When the fall season ends at Cape Lookout, Gardner and Horsley set their sights on warmer locales. “We started doing hosted trips in 2000,” Horsley says. “The first year we went to Turneffe Island Resort [in Belize] to help develop their reef fishery on fly. We caught more than 30 different species, but the lodge was sold the year after we went down there.”

These days, the couple host a number of trips, including Baja in conjunction with Gary Bulla Saltwater Flyfishing, which focuses on roosterfish and other species, and to Casa Vieja Lodge in Guatemala for billfish on fly. Last year, Horsley traveled with a group to the Río Negro, a tributary of the Amazon River, for peacock bass and other species. Gardner hosts a female bonefish school at Black Fly Lodge in the Abacos each winter.

Home waters: Barden Inlet and The Hook. 

Asked about her favorite fishery, Gardner is quick to answer. “There’s nothing like catching billfish on fly,” she says, “but I really do love the albacore season at Harkers. You never know what you’re going to see or get from day to day. One day it can be slow enough to make you cry, and the next day we never leave The Hook and catch as many as we want. Occasionally, we get big schools of red drum on the east side [of Cape Lookout], which is like magic when it happens.”

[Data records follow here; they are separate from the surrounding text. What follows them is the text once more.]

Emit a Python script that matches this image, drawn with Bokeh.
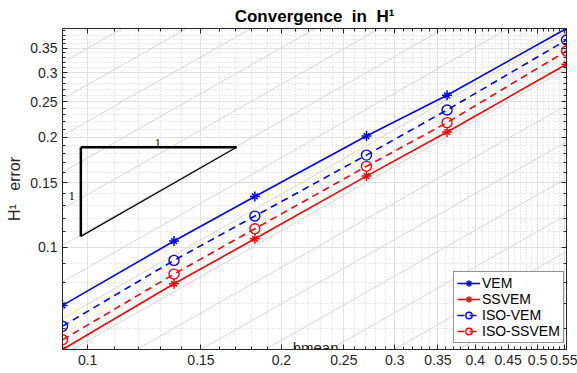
from bokeh.plotting import figure
from bokeh.models import (Range1d, FixedTicker, LogAxis, CustomJSTickFormatter,
                          Legend, LegendItem)
from bokeh.core.properties import value
from bokeh.embed import file_html
from bokeh.resources import INLINE

# ---- data ----
hmean = [0.0914, 0.1362, 0.1819, 0.2711, 0.3617, 0.5545]
vem = [0.0693, 0.1039, 0.1376, 0.2012, 0.2601, 0.3960]
ssvem = [0.0525, 0.0794, 0.1054, 0.1564, 0.2064, 0.3162]
iso_vem = [0.0608, 0.0920, 0.1216, 0.1785, 0.2371, 0.3685]
iso_ssvem = [0.0558, 0.0844, 0.1123, 0.1663, 0.2190, 0.3438]

x_ticks = [0.1, 0.15, 0.2, 0.25, 0.3, 0.35, 0.4, 0.45, 0.5, 0.55]
y_ticks = [0.1, 0.15, 0.2, 0.25, 0.3, 0.35]
x_minor = [round(0.09 + 0.01 * i, 2) for i in range(48)]
y_minor = [round(0.05 + 0.01 * i, 2) for i in range(36)]

# slope-1 guide lines (y = c * h)
guide_c = [10 ** (0.044 + 0.1 * k) for k in range(-12, 8)]

# slope triangle annotation
tri_h = [0.0976, 0.1704]
tri_e = [0.107, 0.1875]
tri_lbl_x = [0.1285, 0.0945]
tri_lbl_y = [0.1921, 0.1379]
tri_lbl = ["1", "1"]

FONT = "Liberation Sans"
AX = "#262626"

x0, x1 = min(hmean), max(hmean)
y0, y1 = min(ssvem), max(vem)

p = figure(width=577, height=373, x_axis_type="log", y_axis_type="log",
           x_range=Range1d(x0, x1), y_range=Range1d(y0, y1),
           output_backend="svg", toolbar_location=None,
           min_border_left=62, min_border_right=11, min_border_top=28,
           min_border_bottom=24)

p.title.text = "Convergence \u00a0in \u00a0H\u00b9"
p.title.align = "center"
p.title.text_font = FONT
p.title.text_font_size = "17px"
p.title.text_font_style = "bold"
p.title.text_color = "#000000"
p.title.standoff = 5

xt = FixedTicker(ticks=x_ticks, minor_ticks=x_minor)
yt = FixedTicker(ticks=y_ticks, minor_ticks=y_minor)
fmt = CustomJSTickFormatter(code="return tick.toString();")
blank = CustomJSTickFormatter(code="return '';")

def style_axis(ax, labels=True):
    ax.axis_line_color = AX
    ax.axis_line_width = 1
    ax.major_tick_in = 5
    ax.major_tick_out = 0
    ax.minor_tick_in = 3
    ax.minor_tick_out = 0
    ax.major_tick_line_color = AX
    ax.minor_tick_line_color = AX
    if labels:
        ax.major_label_text_font = FONT
        ax.major_label_text_font_size = "14px"
        ax.major_label_text_color = AX
    else:
        ax.major_label_standoff = 0
        ax.axis_label = None

p.xaxis.ticker = xt
p.yaxis.ticker = yt
p.xaxis.formatter = fmt
p.yaxis.formatter = fmt
style_axis(p.xaxis[0])
style_axis(p.yaxis[0])
p.xaxis.axis_label = None
p.xaxis.major_label_standoff = 5
p.yaxis.major_label_standoff = 5
p.yaxis.axis_label = "H\u00b9 \u00a0 error"
p.yaxis.axis_label_text_font = FONT
p.yaxis.axis_label_text_font_size = "16px"
p.yaxis.axis_label_text_font_style = "normal"
p.yaxis.axis_label_text_color = AX
p.yaxis.axis_label_standoff = 4

top = LogAxis(ticker=xt, formatter=blank)
style_axis(top, labels=False)
right = LogAxis(ticker=yt, formatter=blank)
style_axis(right, labels=False)
p.add_layout(top, "above")
p.add_layout(right, "right")

for g, t in ((p.xgrid, xt), (p.ygrid, yt)):
    g.ticker = t
    g.grid_line_color = "#e1e1e1"
    g.grid_line_width = 1
    g.minor_grid_line_color = "#d6d6d6"
    g.minor_grid_line_dash = "1 2"
    g.minor_grid_line_width = 1

p.outline_line_color = AX
p.background_fill_color = "white"
p.border_fill_color = "white"

# guide lines
p.multi_line(xs=[[x0, x1] for c in guide_c],
             ys=[[c * x0, c * x1] for c in guide_c],
             line_color="#d8d8d8", line_width=1)

# triangle
p.line([tri_h[0], tri_h[1]], [tri_e[1], tri_e[1]], line_color="black", line_width=2.5)
p.line([tri_h[0], tri_h[0]], [tri_e[1], tri_e[0]], line_color="black", line_width=2.5)
p.line([tri_h[0], tri_h[1]], [tri_e[0], tri_e[1]], line_color="black", line_width=1.2)
p.text(x=tri_lbl_x, y=tri_lbl_y, text=tri_lbl, text_align="center",
       text_baseline="alphabetic", text_font=value("Liberation Serif"),
       text_font_size="12px", text_color="#000000")

BLUE = "#0000ff"
RED = "#ff0000"
LW = 1.6

def star_series(y, color):
    ln = p.line(hmean, y, line_color=color, line_width=LW)
    m1 = p.scatter(hmean, y, marker="cross", size=10, line_color=color, line_width=1.5)
    m2 = p.scatter(hmean, y, marker="x", size=8, line_color=color, line_width=1.5)
    return [ln, m1, m2]

def circ_series(y, color):
    ln = p.line(hmean, y, line_color=color, line_width=LW, line_dash="7 5")
    m = p.scatter(hmean, y, marker="circle", size=10, line_color=color,
                  fill_color=None, line_width=1.4)
    return [ln, m]

r_vem = star_series(vem, BLUE)
r_ss = star_series(ssvem, RED)
r_iv = circ_series(iso_vem, BLUE)
r_is = circ_series(iso_ssvem, RED)

p.text(x=[0.226], y=[0.0533], text=["hmean"], text_align="center",
       text_baseline="alphabetic", text_font=value(FONT),
       text_font_size="15px", text_color=AX)

legend = Legend(items=[LegendItem(label="VEM", renderers=r_vem),
                       LegendItem(label="SSVEM", renderers=r_ss),
                       LegendItem(label="ISO-VEM", renderers=r_iv),
                       LegendItem(label="ISO-SSVEM", renderers=r_is)],
                location=(391, 6))
legend.border_line_color = AX
legend.border_line_width = 1
legend.background_fill_color = "white"
legend.background_fill_alpha = 1
legend.label_text_font = FONT
legend.label_text_font_size = "14px"
legend.label_text_color = "#000000"
legend.glyph_width = 23
legend.glyph_height = 16
legend.label_height = 16
legend.label_standoff = 2
legend.padding = 3
legend.spacing = 0
legend.margin = 0
p.add_layout(legend)

open("out.html", "w").write(file_html(p, INLINE))
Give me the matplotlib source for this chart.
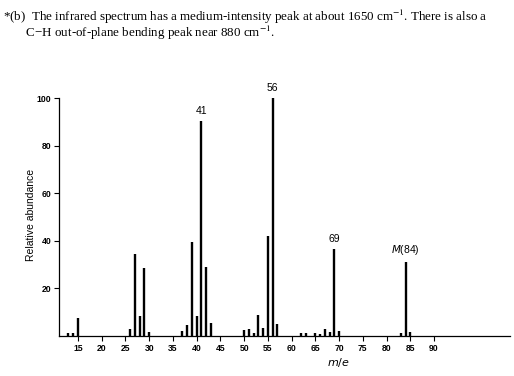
import matplotlib
matplotlib.use("Agg")
import matplotlib.pyplot as plt

# mass spectrum values (m/e, relative abundance)
mz = [13, 14, 15,
      26, 27, 28, 29, 30,
      37, 38, 39, 40, 41, 42, 43,
      50, 51, 52, 53, 54, 55, 56, 57,
      62, 63, 65, 66, 67, 68, 69, 70,
      83, 84, 85]
abundance = [1.4, 1.4, 7.5,
             3, 34.5, 8.3, 28.5, 1.5,
             2, 4.5, 39.5, 8.5, 90.5, 29, 5.3,
             2.4, 3, 1.2, 9, 3.2, 42, 100, 5,
             1.2, 1.2, 1.2, 1, 3, 1.5, 36.5, 2,
             1.2, 31, 1.8]

labelled = {41: "41", 56: "56", 69: "69", 84: "$M$(84)"}
xticks = [15, 20, 25, 30, 35, 40, 45, 50, 55, 60, 65, 70, 75, 80, 85, 90]
yticks = [20, 40, 60, 80, 100]

caption = ("*(b)  The infrared spectrum has a medium-intensity peak at about 1650 cm$^{-1}$. There is also a\n"
           "       C\u2212H out-of-plane bending peak near 880 cm$^{-1}$.")

fig = plt.figure(figsize=(5.14, 3.76), dpi=100)
fig.text(3 / 514, 1 - 37 / 376, caption, fontsize=9.4, family="Liberation Serif",
         math_fontfamily="stix", va="baseline", ha="left", linespacing=0.85)

ax = fig.add_axes([59 / 514, 40 / 376, 451 / 514, 238 / 376])
ax.vlines(mz, 0, abundance, colors="black", linewidth=1.7)

for m, text in labelled.items():
    h = abundance[mz.index(m)]
    ax.text(m, h + 2, text, ha="center", va="bottom",
            fontsize=7.5, family="Liberation Sans")

ax.set_xlim(11, 106)
ax.set_ylim(0, 100)
ax.set_xticks(xticks)
ax.set_yticks(yticks)
ax.tick_params(axis="both", direction="out", length=3.5, width=0.8,
               labelsize=6.2, pad=2)
for lab in ax.get_xticklabels() + ax.get_yticklabels():
    lab.set_fontweight("bold")
    lab.set_family("Liberation Sans")

for side in ["top", "right"]:
    ax.spines[side].set_visible(False)
ax.spines["left"].set_linewidth(0.9)
ax.spines["bottom"].set_linewidth(0.9)

ax.set_ylabel("Relative abundance", fontsize=7.5, family="Liberation Sans")
ax.yaxis.set_label_coords(-0.051, 0.51)
ax.text(0.62, -0.113, "$m/e$", transform=ax.transAxes, fontsize=8,
        ha="center", va="center")

fig.savefig("out.png", dpi=100)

Horsley echoes his wife’s sentiments. “Capt. Chris Sheeder once told me, ‘Once you see a blue marlin eat a fly, nothing else matters,’ ” he says. “Billfish are great, but at the end of the day, I love guiding for albies. As a guide, you really have to think and be conscious of everything around you. I like fishing when it’s rough because of the bite, but also because it’s challenging to put the person in the right spot for a cast.”

Although they spend countless hours on the water with clients, Gardner and Horsley enjoy fishing together in their off time. “Sometimes we’re just scouting, but we really just love being with each other on the water,” Horsley says. “It’s our common bond, a really strong one. I guess it’s what makes us tick.”